While Chris Jordan – timed at 89.7mph and gaining swing all day – and Ben Stokes, who reached 91.3 mph, were disciplined and impressive, they only came on when conditions had eased. By then England’s tactics had to be more attritional. Their best hope of utilising the tacky pitch, the new ball and the overcast conditions had gone.
Moeen Ali, clearly rusty, also endured a tough day. While James Tredwell was cut or pulled to the boundary only once in his 26 first-innings overs in Antigua, Moeen was cut or pulled for four boundaries in 12 overs here. Tredwell may well have performed the holding role required rather better.
All things considered, England might think themselves fortunate to be the beneficiaries of some poor West Indies batting.
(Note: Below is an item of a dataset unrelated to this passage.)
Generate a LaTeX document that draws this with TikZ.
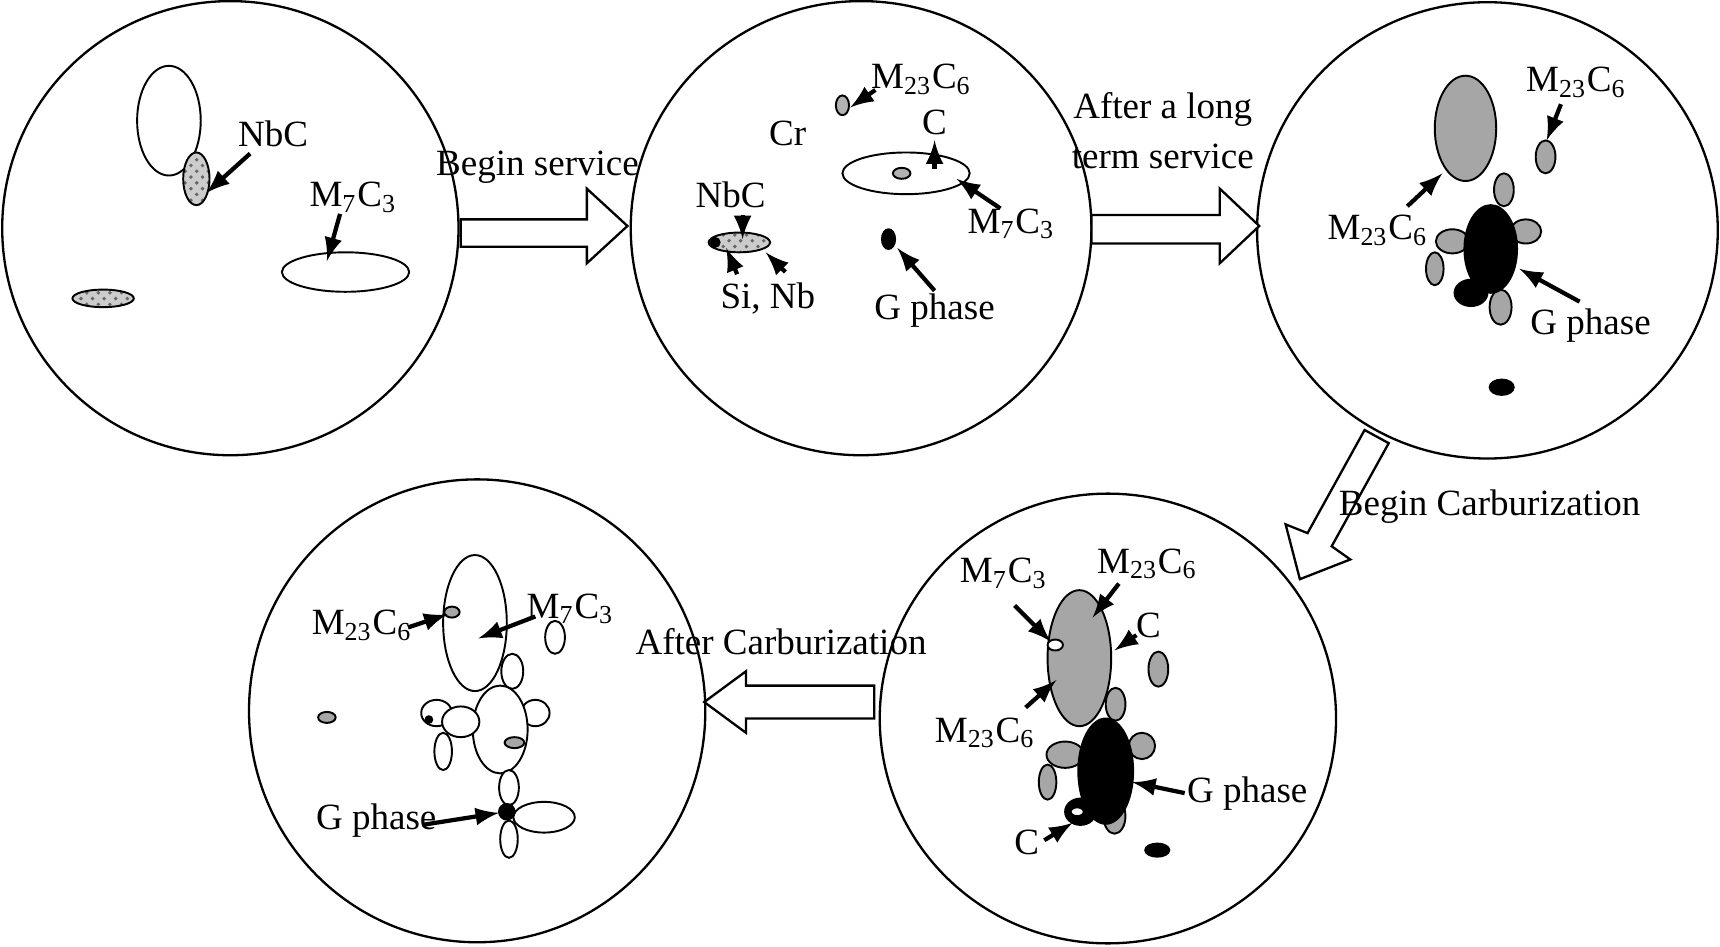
\documentclass[tikz,border=0pt]{standalone}
\usepackage{fontspec}
\setmainfont{Liberation Serif}
\usetikzlibrary{patterns}
\begin{document}
\begin{tikzpicture}[x=0.01cm,y=-0.01cm,
  lab/.style={font=\fontsize{9.6}{11}\selectfont,inner sep=1pt},
  big/.style={draw,line width=0.6pt},
  part/.style={draw,line width=0.5pt},
  arr/.style={-latex,line width=1.1pt},
  hol/.style={draw,fill=white,line width=0.6pt}]
\useasboundingbox (0,0) rectangle (1568,863);
\newcommand{\el}[5][white]{\fill[#1,draw=black,line width=0.5pt] (#2,#3) ellipse [x radius=#4,y radius=#5];}
\newcommand{\hatchel}[4]{\fill[gray!40] (#1,#2) ellipse [x radius=#3,y radius=#4];
  \path[pattern=crosshatch dots,pattern color=gray!80!black] (#1,#2) ellipse [x radius=#3,y radius=#4];
  \draw[line width=0.5pt] (#1,#2) ellipse [x radius=#3,y radius=#4];}
% big circles
\draw[big] (210,208) ellipse [x radius=208,y radius=207];
\draw[big] (785,208) ellipse [x radius=210,y radius=207];
\draw[big] (1356,210) ellipse [x radius=210,y radius=208];
\draw[big] (1010,655) ellipse [x radius=208,y radius=205];
\draw[big] (435,648) ellipse [x radius=208,y radius=211];
% hollow arrows
\draw[hol] (420,200)--(535,200)--(535,172)--(572,206)--(535,240)--(535,225)--(420,225)--cycle;
\draw[hol] (995,196)--(1112,196)--(1112,172)--(1148,206)--(1112,240)--(1112,222)--(995,222)--cycle;
\draw[hol] (1266,404)--(1214,498)--(1231,510)--(1185,528)--(1172,478)--(1192,486)--(1244,392)--cycle;
\draw[hol] (797,625)--(680,625)--(680,612)--(642,640)--(680,668)--(680,655)--(797,655)--cycle;
% transition labels
\node[lab] (t1) at (490,152) {Begin service};
\node[lab] (t2) at (1060,100) {After a long};
\node[lab] (t2b) at (1060,143) {term service};
\node[lab] (t3) at (1358,462) {Begin Carburization};
\node[lab] (t4) at (712,585) {After Carburization};
% ---- circle 1
\el{154}{110}{29}{50}
\hatchel{179}{163}{12}{24}
\hatchel{94}{272}{28}{8}
\el{315}{248}{58}{18}
\node[lab] (a1) at (249,122) {NbC};
\coordinate (a1e) at (188,176);
\draw[arr] (228,140)--(a1e);
\node[lab] (a2) at (322,180) {M\textsubscript{7}C\textsubscript{3}};
\coordinate (a2e) at (298,238);
\draw[arr] (310,195)--(a2e);
% ---- circle 2
\el[gray!60]{768}{96}{6}{9}
\node[lab] (b1) at (840,72) {M\textsubscript{23}C\textsubscript{6}};
\draw[arr] (798,82)--(775,98);
\node[lab] (b2) at (718,122) {Cr};
\el{826}{158}{58}{19}
\el[gray!60]{822}{158}{8}{5}
\draw[arr] (852,154)--(852,128);
\node[lab] (b3) at (852,112) {C};
\node[lab] (b4) at (922,204) {M\textsubscript{7}C\textsubscript{3}};
\draw[arr] (912,190)--(872,163);
\node[lab] (b5) at (666,178) {NbC};
\hatchel{674}{221}{28}{9}
\fill (652,221) circle (5);
\draw[arr] (677,196)--(677,218);
\draw[arr] (672,250)--(662,226);
\draw[arr] (716,248)--(698,230);
\node[lab] (b6) at (700,272) {Si, Nb};
\el[black]{810}{218}{6}{9}
\draw[arr] (852,265)--(818,226);
\node[lab] (b7) at (852,283) {G phase};
% ---- circle 3
\el[gray!70]{1336}{117}{28}{48}
\node[lab] (c1) at (1437,75) {M\textsubscript{23}C\textsubscript{6}};
\el[gray!70]{1409}{143}{9}{15}
\draw[arr] (1423,95)--(1410,128);
\node[lab] (c2) at (1256,210) {M\textsubscript{23}C\textsubscript{6}};
\draw[arr] (1283,188)--(1315,158);
\el[gray!70]{1371}{173}{9}{15}
\el[gray!70]{1324}{220}{15}{11}
\el[gray!70]{1391}{211}{14}{11}
\el[gray!70]{1308}{245}{8}{15}
\el[gray!70]{1368}{280}{10}{16}
\el[black]{1359}{227}{24}{40}
\el[black]{1341}{267}{15}{12}
\draw[arr] (1440,275)--(1385,245);
\node[lab] (c3) at (1450,297) {G phase};
\el[black]{1369}{353}{11}{7}
% ---- circle 4
\node[lab] (d1) at (915,523) {M\textsubscript{7}C\textsubscript{3}};
\node[lab] (d2) at (1046,514) {M\textsubscript{23}C\textsubscript{6}};
\el[gray!70]{984}{600}{29}{62}
\el{962}{588}{7}{5}
\draw[arr] (925,552)--(958,585);
\draw[arr] (1020,532)--(996,563);
\node[lab] (d3) at (1047,570) {C};
\draw[arr] (1036,579)--(1016,593);
\el[gray!70]{1056}{610}{9}{16}
\node[lab] (d4) at (898,668) {M\textsubscript{23}C\textsubscript{6}};
\draw[arr] (935,645)--(963,620);
\el[gray!70]{1017}{642}{9}{15}
\el[gray!70]{971}{688}{17}{12}
\el[gray!70]{1041}{680}{12}{12}
\el[gray!70]{955}{713}{8}{16}
\el[gray!70]{1016}{744}{10}{16}
\el[black]{1008}{703}{25}{48}
\el[black]{985}{740}{14}{12}
\el{982}{740}{6}{4}
\draw[arr] (1080,723)--(1032,713);
\node[lab] (d5) at (1137,723) {G phase};
\node[lab] (d6) at (936,768) {C};
\draw[arr] (952,766)--(978,750);
\el[black]{1055}{775}{11}{6}
% ---- circle 5
\el{433}{568}{29}{62}
\el[gray!70]{412}{558}{7}{5}
\node[lab] (e1) at (330,570) {M\textsubscript{23}C\textsubscript{6}};
\draw[arr] (372,572)--(408,560);
\node[lab] (e2) at (520,555) {M\textsubscript{7}C\textsubscript{3}};
\draw[arr] (488,562)--(436,582);
\el{506}{581}{9}{15}
\el{467}{612}{10}{16}
\el{488}{650}{13}{12}
\el{404}{685}{8}{17}
\el{456}{665}{25}{40}
\el{398}{650}{14}{12}
\el{420}{658}{17}{14}
\fill (391,656) circle (4);
\el[gray!70]{469}{677}{9}{5}
\el[gray!70]{298}{654}{8}{5}
\el{464}{718}{9}{16}
\el{496}{745}{28}{14}
\el{464}{765}{8}{17}
\fill (462,740) circle (8);
\node[lab] (e3) at (343,748) {G phase};
\draw[arr] (385,752)--(455,741);
\end{tikzpicture}
\end{document}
Devon Smith reached for a wide one – replays suggested he did not touch it and should have called for a review – Darren Bravo followed one he could have left and Shivnarine Chanderpaul steered to point. All will know they were the architects of their own downfall.
Had Alastair Cook, at slip, accepted a simple chance offered by Samuels off Jordan on 32, England might have gone completely unpunished for their modest new ball performance.
But their failings – and Samuels’ excellence – may yet come back to haunt them. The downside of giving your bowlers first use of such a surface is that your batsman could well find themselves batting on it last. If the indentations made on the damp pitch harden and are not flattened by the heavy roller, that may yet prove tricky.